Your goal:
Read the listing and extract each line that includes the word "this".

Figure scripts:
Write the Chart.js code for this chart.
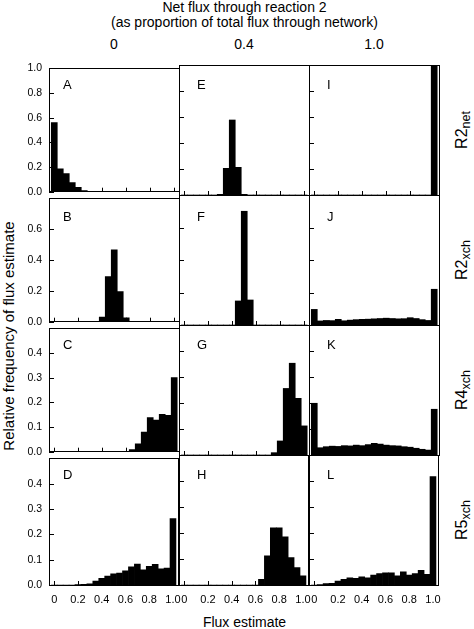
<!DOCTYPE html>
<html>
<head>
<meta charset="utf-8">
<script src="https://cdn.jsdelivr.net/npm/chart.js@4.4.1/dist/chart.umd.min.js"></script>
<style>
  body { margin: 0; background: #fff; font-family: "Liberation Sans", Arial, sans-serif; }
  #wrap { position: relative; width: 474px; height: 629px; overflow: hidden; background: #fff; }
  .t { position: absolute; white-space: nowrap; color: #000; font-size: 14px; line-height: 16px; }
  .c { text-align: center; }
  .lab { position: absolute; color: #000; font-size: 13px; line-height: 14px; }
  .rot { position: absolute; white-space: nowrap; color: #000; font-size: 15px; line-height: 18px;
         transform: translate(-50%, -50%) rotate(-90deg); }
  .row { font-size: 16px; }
  .row sub { font-size: 12.5px; vertical-align: -3px; }
  canvas { position: absolute; }
</style>
</head>
<body>
<div id="wrap">
  <div class="t c" style="left:0;width:489px;top:-1px">Net flux through reaction 2</div>
  <div class="t c" style="left:0;width:489px;top:14px">(as proportion of total flux through network)</div>
  <div class="t c" style="left:64px;width:100px;top:36px">0</div>
  <div class="t c" style="left:194px;width:100px;top:36px">0.4</div>
  <div class="t c" style="left:324px;width:100px;top:36px">1.0</div>
  <div class="t c" style="left:0;width:489px;top:614px">Flux estimate</div>
  <div class="rot" style="left:9px;top:336px">Relative frequency of flux estimate</div>
  <div class="rot row" style="left:464px;top:130px">R2<sub>net</sub></div>
  <div class="rot row" style="left:464px;top:260px">R2<sub>xch</sub></div>
  <div class="rot row" style="left:464px;top:390px">R4<sub>xch</sub></div>
  <div class="rot row" style="left:464px;top:520px">R5<sub>xch</sub></div>
</div>
<script>
// bin centres (width 0.05)
const binCenters = [0, 0.05, 0.1, 0.15, 0.2, 0.25, 0.3, 0.35, 0.4, 0.45, 0.5,
                    0.55, 0.6, 0.65, 0.7, 0.75, 0.8, 0.85, 0.9, 0.95, 1.0];

// relative frequencies, one array per panel
const freqA = [0.56, 0.185, 0.146, 0.074, 0.036, 0.01, 0.002, 0, 0, 0, 0, 0, 0, 0, 0, 0, 0, 0, 0, 0, 0];
const freqB = [0, 0, 0, 0, 0, 0, 0, 0, 0.03, 0.293, 0.466, 0.195, 0.025, 0, 0, 0, 0, 0, 0, 0, 0];
const freqC = [0, 0, 0, 0, 0, 0, 0, 0, 0, 0, 0, 0, 0, 0.009, 0.032, 0.08, 0.138, 0.128, 0.151, 0.147, 0.30];
const freqD = [0, 0, 0, 0, 0.002, 0.003, 0.005, 0.015, 0.026, 0.035, 0.044, 0.047, 0.056, 0.072, 0.083, 0.06, 0.074, 0.082, 0.064, 0.067, 0.262];
const freqE = [0, 0, 0, 0, 0, 0, 0.005, 0.205, 0.577, 0.213, 0.005, 0, 0, 0, 0, 0, 0, 0, 0, 0, 0];
const freqF = [0, 0, 0, 0, 0, 0, 0, 0, 0, 0.148, 0.70, 0.154, 0, 0, 0, 0, 0, 0, 0, 0, 0];
const freqG = [0, 0, 0, 0, 0, 0, 0, 0, 0, 0, 0, 0, 0, 0, 0, 0.009, 0.054, 0.256, 0.353, 0.218, 0.112];
const freqH = [0, 0, 0, 0, 0, 0, 0, 0, 0, 0, 0, 0, 0, 0.022, 0.112, 0.22, 0.22, 0.185, 0.105, 0.067, 0.035];
const freqI = [0, 0, 0, 0, 0, 0, 0, 0, 0, 0, 0, 0, 0, 0, 0, 0, 0, 0, 0, 0, 1.0];
const freqJ = [0.096, 0.025, 0.028, 0.027, 0.035, 0.026, 0.03, 0.033, 0.035, 0.036, 0.038, 0.04, 0.042, 0.04, 0.038, 0.039, 0.045, 0.04, 0.033, 0.028, 0.22];
const freqK = [0.199, 0.028, 0.032, 0.034, 0.033, 0.036, 0.035, 0.038, 0.036, 0.04, 0.045, 0.042, 0.038, 0.036, 0.035, 0.032, 0.03, 0.026, 0.022, 0.019, 0.176];
const freqL = [0, 0.002, 0.005, 0.006, 0.015, 0.022, 0.028, 0.026, 0.031, 0.028, 0.038, 0.044, 0.047, 0.047, 0.035, 0.051, 0.038, 0.044, 0.056, 0.041, 0.417];

// panels in rows (R2net, R2xch, R4xch, R5xch) x columns (0, 0.4, 1.0)
const panelLetters = [['A', 'E', 'I'], ['B', 'F', 'J'], ['C', 'G', 'K'], ['D', 'H', 'L']];
const panelData = [[freqA, freqE, freqI], [freqB, freqF, freqJ], [freqC, freqG, freqK], [freqD, freqH, freqL]];

// axes
const xTicks = [0, 0.2, 0.4, 0.6, 0.8, 1.0];
const rowMax = [1.0, 0.8, 0.5, 0.5];
const yTicks = [
    [0, 0.2, 0.4, 0.6, 0.8, 1.0],
    [0, 0.2, 0.4, 0.6],
    [0, 0.1, 0.2, 0.3, 0.4],
    [0, 0.1, 0.2, 0.3, 0.4]
];

// layout of the grid
const colLeft = [49, 179, 309];
const rowTop = [65, 195, 325, 455];
const size = 130;
const pad = 10;      // room round each plot so edge labels don't squeeze it
const yAxisW = 38;
const xAxisH = 28;

// inward tick marks + frame (shared edges land on the same pixel)
const framePlugin = {
    id: 'frame',
    afterDatasetsDraw(chart, args, opts) {
        const ctx = chart.ctx;
        const a = chart.chartArea;
        const xs = chart.scales.x, ys = chart.scales.y;
        ctx.save();
        ctx.strokeStyle = '#000';
        ctx.lineWidth = 1;
        ctx.beginPath();
        xTicks.forEach(v => {
            const px = Math.round(xs.getPixelForValue(v)) + 0.5;
            ctx.moveTo(px, a.bottom);
            ctx.lineTo(px, a.bottom - 4);
        });
        opts.yt.forEach(v => {
            const py = Math.round(ys.getPixelForValue(v)) + 0.5;
            ctx.moveTo(a.left, py);
            ctx.lineTo(a.left + 5, py);
        });
        ctx.stroke();
        ctx.strokeRect(Math.round(a.left) + 0.5, Math.round(a.top) + 0.5,
                       Math.round(a.right - a.left), Math.round(a.bottom - a.top));
        ctx.restore();
    }
};

const wrap = document.getElementById('wrap');

for (let r = 0; r < 4; r++) {
    for (let c = 0; c < 3; c++) {
        const showY = c === 0;
        const showX = r === 3;
        const cv = document.createElement('canvas');
        cv.width = size + 2 * pad + (showY ? yAxisW : 0);
        cv.height = size + 2 * pad + (showX ? xAxisH : 0);
        cv.style.left = (colLeft[c] - pad - (showY ? yAxisW : 0)) + 'px';
        cv.style.top = (rowTop[r] - pad) + 'px';
        wrap.appendChild(cv);

        const lab = document.createElement('div');
        lab.className = 'lab';
        lab.textContent = panelLetters[r][c];
        lab.style.left = (colLeft[c] + (c === 0 ? 14 : 18)) + 'px';
        lab.style.top = (rowTop[r] + (r === 1 ? 15 : 13)) + 'px';
        wrap.appendChild(lab);

        const yt = yTicks[r];
        new Chart(cv.getContext('2d'), {
            type: 'bar',
            data: {
                datasets: [{
                    data: binCenters.map((x, i) => ({ x: x, y: panelData[r][c][i] })),
                    backgroundColor: '#000',
                    borderWidth: 0,
                    barPercentage: 1,
                    categoryPercentage: 1
                }]
            },
            options: {
                responsive: false,
                animation: false,
                devicePixelRatio: 1,
                layout: { padding: pad },
                plugins: { legend: { display: false }, tooltip: { enabled: false }, frame: { yt: yt } },
                scales: {
                    x: {
                        type: 'linear',
                        offset: false,
                        min: -0.044,
                        max: 1.04,
                        display: showX,
                        grid: { display: false, drawTicks: false },
                        border: { display: false },
                        afterBuildTicks: s => { s.ticks = xTicks.map(v => ({ value: v })); },
                        afterFit: s => { s.height = showX ? xAxisH : 0; },
                        ticks: {
                            autoSkip: false, maxRotation: 0, minRotation: 0, padding: 8,
                            color: '#000',
                            font: { family: '"Liberation Sans", Arial, sans-serif', size: 11 },
                            callback: v => v === 0 ? '0' : v.toFixed(1)
                        }
                    },
                    y: {
                        min: 0,
                        max: rowMax[r],
                        display: showY,
                        grid: { display: false, drawTicks: false },
                        border: { display: false },
                        afterBuildTicks: s => { s.ticks = yt.map(v => ({ value: v })); },
                        afterFit: s => { s.width = showY ? yAxisW : 0; },
                        ticks: {
                            padding: 7,
                            color: '#000',
                            font: { family: '"Liberation Sans", Arial, sans-serif', size: 10.5 },
                            callback: v => v.toFixed(1)
                        }
                    }
                }
            },
            plugins: [framePlugin]
        });
    }
}
</script>
</body>
</html>
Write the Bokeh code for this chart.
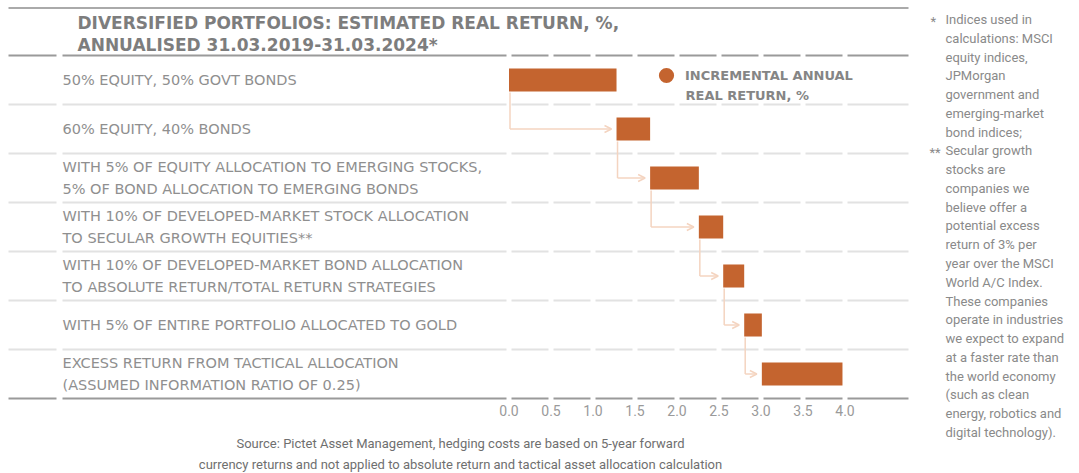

Exercise answer:
Write the Chart.js code for this chart.
Write the Bokeh code for this chart.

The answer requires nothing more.